Contacts and ad personalization
If you’ve decided to manage your contacts on a separate service such as your own Nextcloud instance, then you may want to get rid of your contacts on Google. You don’t need to jump into Gmail to manage this—they are easily accessible via My Account at People & sharing > Contacts. Alternatively, you can just go to the dedicated Contacts site while signed into your Google account.
This section of the My Account site lets you turn on or off features such as automatically saving contacts from your signed-in devices, like a phone. There’s also a setting for saving contact information for people you interact with in Google services. This setting does not, however apply to a similar setting in Gmail. For that you need to go to Gmail’s settings under General > Create contacts for auto-complete.

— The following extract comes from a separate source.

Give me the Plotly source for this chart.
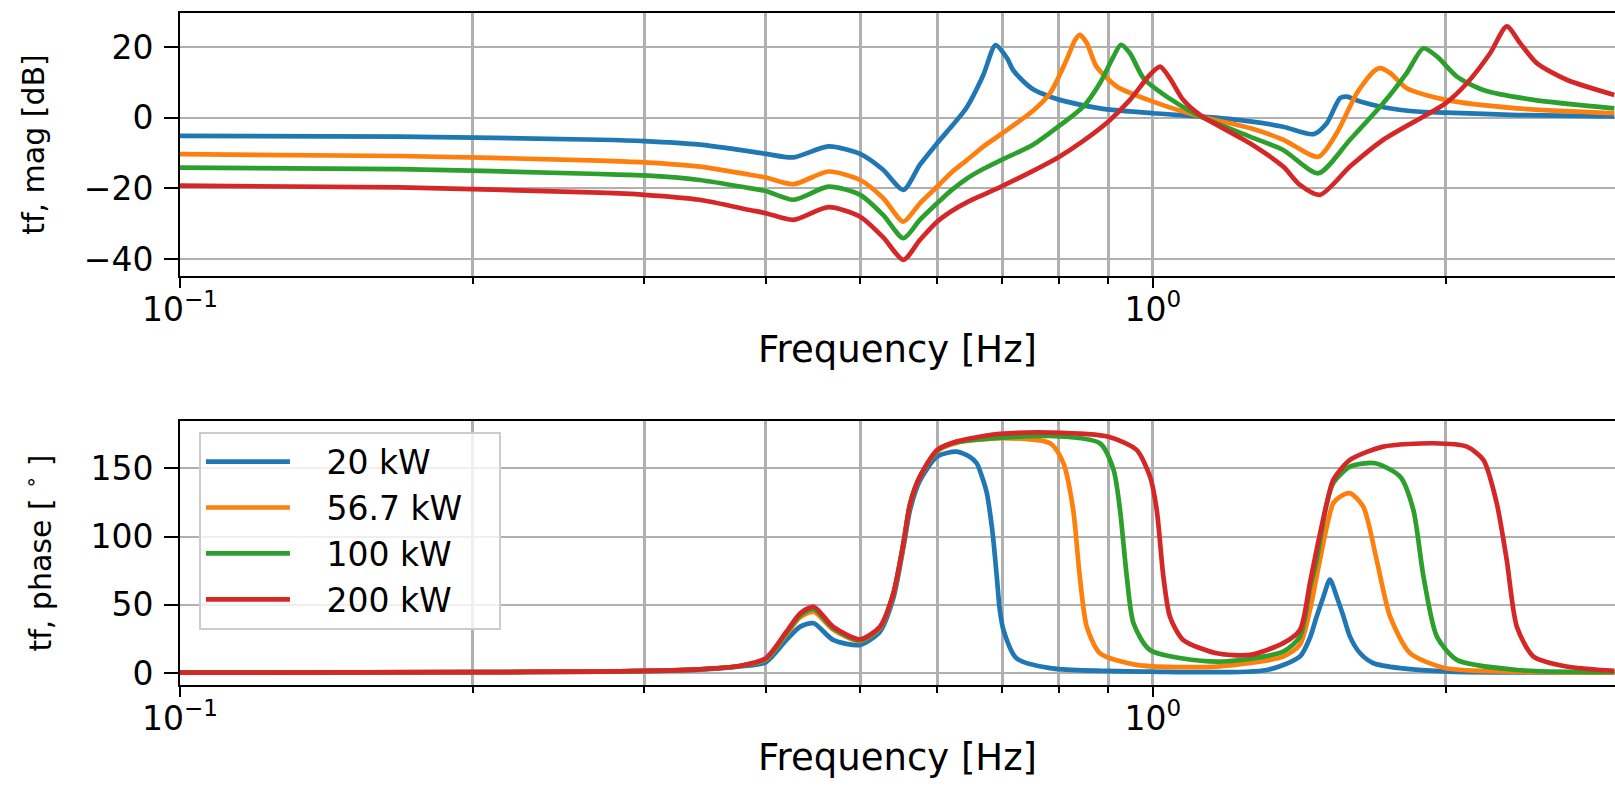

If you want to dip into the weird world of Google data analytics, take a look at Data & personalization > Ad personalization > Go to ad settings. This section lets you turn on and off ad personalization in Google products (based on your browsing, search history, YouTube history, and so on). Below that is an entire section that shows how your ads are personalized. This includes basic stuff like your age demographics, gender, marital status, and language. But it also has a long list of advertising subjects Google thinks you’re interested in. It appears that once you search for something a few times it gets tagged in this section. If you have ad personalization turned on you can’t delete any of these categories, but you can turn them off so Google won’t show you ads based on these subjects.
Odds and Ends
Those are the critical pieces of information Google has about you, but there’s still a ton of items to uncover. One item we’d suggest that everyone turn off is called shared endorsements. This is a setting where your name, profile photo, and activity can be included in ads shown to people you know. This usually happens if you’ve reviewed a product they’re looking at or something similar. Neither Google, nor any other company, needs your unwitting help to sell things. You can turn this off under People & sharing > Shared recommendations in ads > Manage shared endorsements.

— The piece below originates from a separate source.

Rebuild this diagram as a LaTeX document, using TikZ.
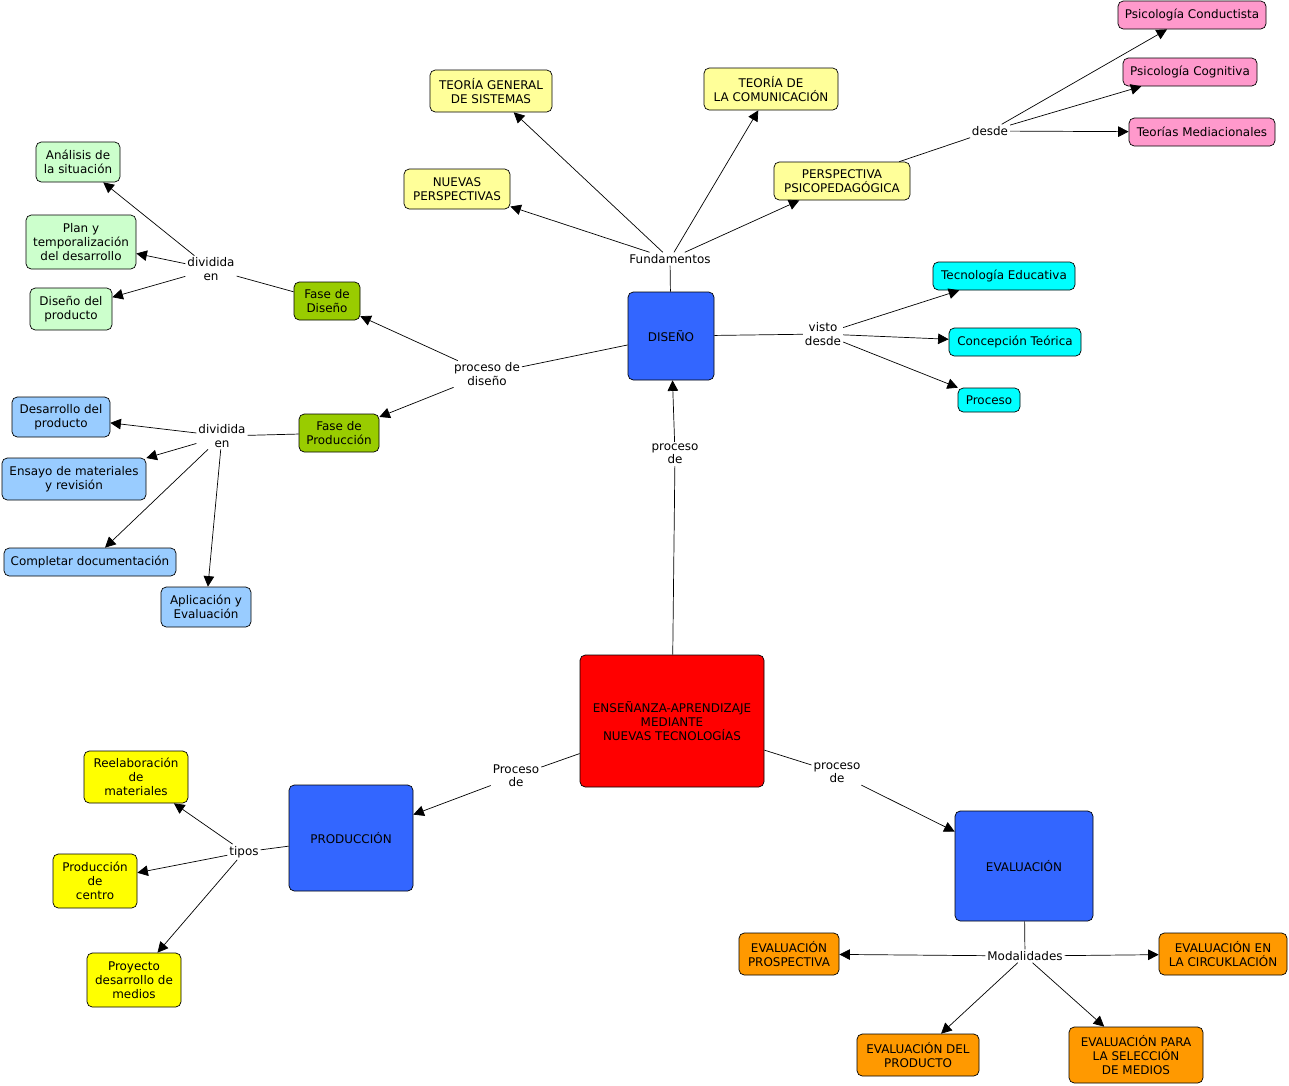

If you scroll down toward the bottom of Data & personalization you can also find sections for managing reservations of flights, hotels, and events based on activity from search, Maps, and Google Assistant. Finally, if you scroll up a bit in this section you’ll see a tile titled “Download, delete, or make a plan for your data,” where you can delete your account, or download all your data.
We didn’t touch the Security tab, because it’s mostly information you don’t want to change, or which Google insists on having so you can get back into your account if you lose your password. We’d recommend you delete phone numbers once you have another method of recovery set -up. Using your phone number for SMS-based authentication to sign into your account or authorize actions is simply not secure. A better option is to use two-factor authentication like Yubikey or Google’s Authenticator app. Google’s homegrown one-click “Yes, it’s me” authorizations on an Android phone are also better than an SMS option.
Another section we didn’t discuss is Payments & subscriptions. If you no longer want Google Pay to have one of your payment methods, this is where you’d delete it. This section is also where you can manage your YouTube subscriptions and any purchases you made using search, maps, or Google Assistant.
Google has an absolute ton of information about you, but it’s mostly accessible from a single website that is easy to understand and manage. Enjoy plumbing the depths of your online persona, or at least what Google believes it is.